Question

Show that $$\dfrac {4x^{3}-6x^{2}+8x-5}{2x+1}$$ can be put in the form $$Ax^{2}+Bx+C+\dfrac {D}{2x+1}$$

Answer

**step1** Understanding the Problem and Goal

The problem asks us to show that the given rational expression, $$\dfrac {4x^{3}-6x^{2}+8x-5}{2x+1}$$, can be rewritten in the form $$Ax^{2}+Bx+C+\dfrac {D}{2x+1}$$. This requires us to perform polynomial long division of the numerator ($$4x^{3}-6x^{2}+8x-5$$) by the denominator ($$2x+1$$).

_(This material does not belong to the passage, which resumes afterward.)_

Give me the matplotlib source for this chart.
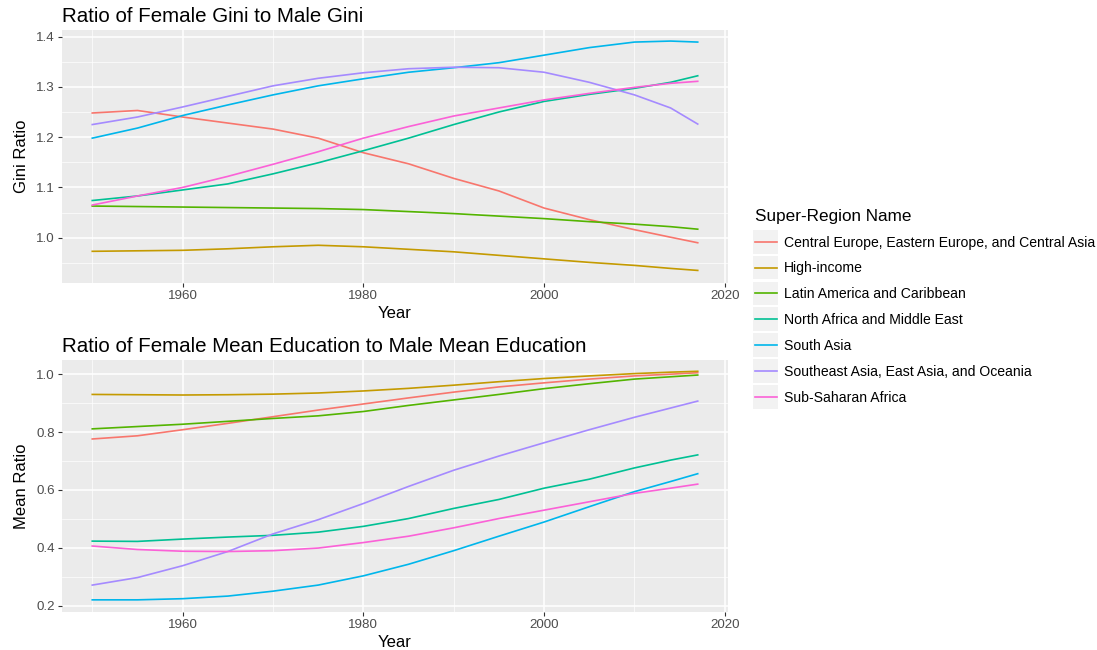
import matplotlib
matplotlib.use("Agg")
import matplotlib.pyplot as plt
from matplotlib.ticker import MultipleLocator
from matplotlib.legend_handler import HandlerLine2D
from matplotlib.patches import Rectangle

plt.rcParams['font.family'] = ['Liberation Sans', 'DejaVu Sans']

years = [1950, 1955, 1960, 1965, 1970, 1975, 1980, 1985, 1990, 1995, 2000, 2005, 2010, 2014, 2017]

regions = [
    "Central Europe, Eastern Europe, and Central Asia",
    "High-income",
    "Latin America and Caribbean",
    "North Africa and Middle East",
    "South Asia",
    "Southeast Asia, East Asia, and Oceania",
    "Sub-Saharan Africa",
]
colors = ["#F8766D", "#C49A00", "#53B400", "#00C094", "#00B6EB", "#A58AFF", "#FB61D7"]

# ratio of female gini to male gini
gini_central_europe = [1.248, 1.253, 1.240, 1.228, 1.216, 1.198, 1.169, 1.147, 1.118, 1.093, 1.059, 1.036, 1.016, 1.001, 0.990]
gini_high_income = [0.973, 0.974, 0.975, 0.978, 0.982, 0.985, 0.982, 0.977, 0.972, 0.965, 0.958, 0.951, 0.945, 0.939, 0.935]
gini_latin_america = [1.063, 1.062, 1.061, 1.060, 1.059, 1.058, 1.056, 1.052, 1.048, 1.043, 1.038, 1.032, 1.027, 1.022, 1.017]
gini_north_africa = [1.074, 1.083, 1.095, 1.107, 1.127, 1.149, 1.173, 1.198, 1.225, 1.250, 1.271, 1.285, 1.297, 1.309, 1.322]
gini_south_asia = [1.198, 1.218, 1.243, 1.264, 1.284, 1.302, 1.316, 1.329, 1.338, 1.348, 1.363, 1.378, 1.389, 1.391, 1.389]
gini_southeast_asia = [1.225, 1.240, 1.260, 1.281, 1.302, 1.317, 1.328, 1.336, 1.339, 1.338, 1.329, 1.309, 1.284, 1.258, 1.226]
gini_sub_saharan = [1.065, 1.083, 1.100, 1.122, 1.146, 1.171, 1.198, 1.221, 1.242, 1.258, 1.274, 1.287, 1.299, 1.307, 1.311]

# ratio of female mean education to male mean education
edu_central_europe = [0.776, 0.787, 0.808, 0.830, 0.853, 0.876, 0.897, 0.918, 0.938, 0.956, 0.970, 0.983, 0.994, 1.000, 1.005]
edu_high_income = [0.930, 0.929, 0.928, 0.929, 0.931, 0.935, 0.942, 0.951, 0.962, 0.974, 0.985, 0.994, 1.002, 1.007, 1.010]
edu_latin_america = [0.811, 0.819, 0.827, 0.837, 0.847, 0.856, 0.871, 0.892, 0.911, 0.930, 0.950, 0.967, 0.983, 0.991, 0.997]
edu_north_africa = [0.423, 0.422, 0.430, 0.437, 0.443, 0.454, 0.474, 0.501, 0.536, 0.567, 0.606, 0.637, 0.676, 0.703, 0.721]
edu_south_asia = [0.220, 0.220, 0.224, 0.233, 0.250, 0.271, 0.303, 0.343, 0.390, 0.440, 0.489, 0.542, 0.594, 0.629, 0.656]
edu_southeast_asia = [0.271, 0.297, 0.338, 0.387, 0.448, 0.497, 0.553, 0.612, 0.668, 0.717, 0.763, 0.808, 0.851, 0.883, 0.907]
edu_sub_saharan = [0.406, 0.394, 0.388, 0.387, 0.390, 0.399, 0.418, 0.440, 0.469, 0.501, 0.530, 0.559, 0.588, 0.606, 0.620]

gini_series = [gini_central_europe, gini_high_income, gini_latin_america, gini_north_africa,
               gini_south_asia, gini_southeast_asia, gini_sub_saharan]
edu_series = [edu_central_europe, edu_high_income, edu_latin_america, edu_north_africa,
              edu_south_asia, edu_southeast_asia, edu_sub_saharan]


class KeyHandler(HandlerLine2D):
    # ggplot-like legend key: grey box behind the line
    def create_artists(self, legend, orig_handle, xdescent, ydescent, width, height, fontsize, trans):
        cy = height / 2 - ydescent
        box = Rectangle((-xdescent - 1, cy - 8.6), width + 2, 17.2, facecolor="#F2F2F2",
                        edgecolor="none", transform=trans)
        arts = super().create_artists(legend, orig_handle, xdescent, ydescent, width, height, fontsize, trans)
        return [box] + arts


fig = plt.figure(figsize=(10.97, 6.5), dpi=100)
ax1 = fig.add_axes([62 / 1097, 1 - 283 / 650, 666 / 1097, 253 / 650])
ax2 = fig.add_axes([62 / 1097, 1 - 612 / 650, 666 / 1097, 252 / 650])


def style_axes(ax, major, minor, ylim):
    ax.set_facecolor("#EBEBEB")
    for s in ax.spines.values():
        s.set_visible(False)
    ax.set_xlim(1946.65, 2020.35)
    ax.set_ylim(*ylim)
    ax.xaxis.set_major_locator(MultipleLocator(20))
    ax.xaxis.set_minor_locator(MultipleLocator(10))
    ax.yaxis.set_major_locator(MultipleLocator(major))
    ax.yaxis.set_minor_locator(MultipleLocator(minor))
    ax.grid(which="major", color="white", linewidth=1.1)
    ax.grid(which="minor", color="white", linewidth=0.5)
    ax.set_axisbelow(True)
    ax.tick_params(which="major", length=3, color="#333333", labelsize=9.6, labelcolor="#4D4D4D", pad=2)
    ax.tick_params(which="minor", length=0)
    ax.set_xlabel("Year", fontsize=12, labelpad=3)
    ax.yaxis.set_major_formatter(plt.FuncFormatter(lambda v, p: f"{v:.1f}"))


lines = []
for name, col, vals in zip(regions, colors, gini_series):
    ln, = ax1.plot(years, vals, color=col, linewidth=1.2, label=name)
    lines.append(ln)
for col, vals in zip(colors, edu_series):
    ax2.plot(years, vals, color=col, linewidth=1.2)

style_axes(ax1, 0.1, 0.05, (0.910, 1.413))
style_axes(ax2, 0.2, 0.1, (0.178, 1.049))

ax1.set_ylabel("Gini Ratio", fontsize=12, labelpad=5)
ax2.set_ylabel("Mean Ratio", fontsize=12, labelpad=5)
ax1.set_title("Ratio of Female Gini to Male Gini", loc="left", fontsize=14.8, pad=6)
ax2.set_title("Ratio of Female Mean Education to Male Mean Education", loc="left", fontsize=14.8, pad=6)

leg = fig.legend(handles=lines, loc="upper left", bbox_to_anchor=(749 / 1097, 1 - 203 / 650),
                 frameon=False, title="Super-Region Name", title_fontsize=12.3, fontsize=10.1,
                 handlelength=1.6, handletextpad=0.5, labelspacing=0.85, borderaxespad=0,
                 handler_map={plt.Line2D: KeyHandler()})
leg._legend_box.align = "left"

fig.savefig("out.png", dpi=100)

**step2** Performing the First Division

We begin the polynomial long division by dividing the leading term of the dividend ($$4x^3$$) by the leading term of the divisor ($$2x$$).
$$ \frac{4x^3}{2x} = 2x^2 $$
This $$2x^2$$ is the first term of our quotient. We multiply this term by the entire divisor:
$$ 2x^2 \times (2x+1) = 4x^3 + 2x^2 $$
Now, we subtract this result from the original dividend:
$$ (4x^3 - 6x^2) - (4x^3 + 2x^2) = 4x^3 - 6x^2 - 4x^3 - 2x^2 = -8x^2 $$
We bring down the next term from the dividend, which is $$+8x$$, forming a new partial dividend: $$-8x^2 + 8x$$.

**step3** Performing the Second Division

Next, we divide the leading term of our new partial dividend ($$-8x^2$$) by the leading term of the divisor ($$2x$$).
$$ \frac{-8x^2}{2x} = -4x $$
This $$-4x$$ is the second term of our quotient. We multiply this term by the entire divisor:
$$ -4x \times (2x+1) = -8x^2 - 4x $$
Now, we subtract this result from our current partial dividend:
$$ (-8x^2 + 8x) - (-8x^2 - 4x) = -8x^2 + 8x + 8x^2 + 4x = 12x $$
We bring down the last term from the original dividend, which is $$-5$$, forming a new partial dividend: $$12x - 5$$.

**step4** Performing the Third Division

Finally, we divide the leading term of our current partial dividend ($$12x$$) by the leading term of the divisor ($$2x$$).
$$ \frac{12x}{2x} = 6 $$
This $$6$$ is the third term of our quotient. We multiply this term by the entire divisor:
$$ 6 \times (2x+1) = 12x + 6 $$
Now, we subtract this result from our current partial dividend:
$$ (12x - 5) - (12x + 6) = 12x - 5 - 12x - 6 = -11 $$
This value, $$-11$$, is our remainder.

**step5** Forming the Resulting Expression

Based on the polynomial long division, we have found:
The quotient is $$2x^2 - 4x + 6$$.
The remainder is $$-11$$.
Therefore, we can write the original expression as:
$$ \dfrac {4x^{3}-6x^{2}+8x-5}{2x+1} = 2x^{2}-4x+6+\dfrac {-11}{2x+1} $$
Comparing this to the desired form $$Ax^{2}+Bx+C+\dfrac {D}{2x+1}$$, we can identify the coefficients:
$$ A=2 $$
$$ B=-4 $$
$$ C=6 $$
$$ D=-11 $$
Thus, we have shown that the given expression can be put into the specified form.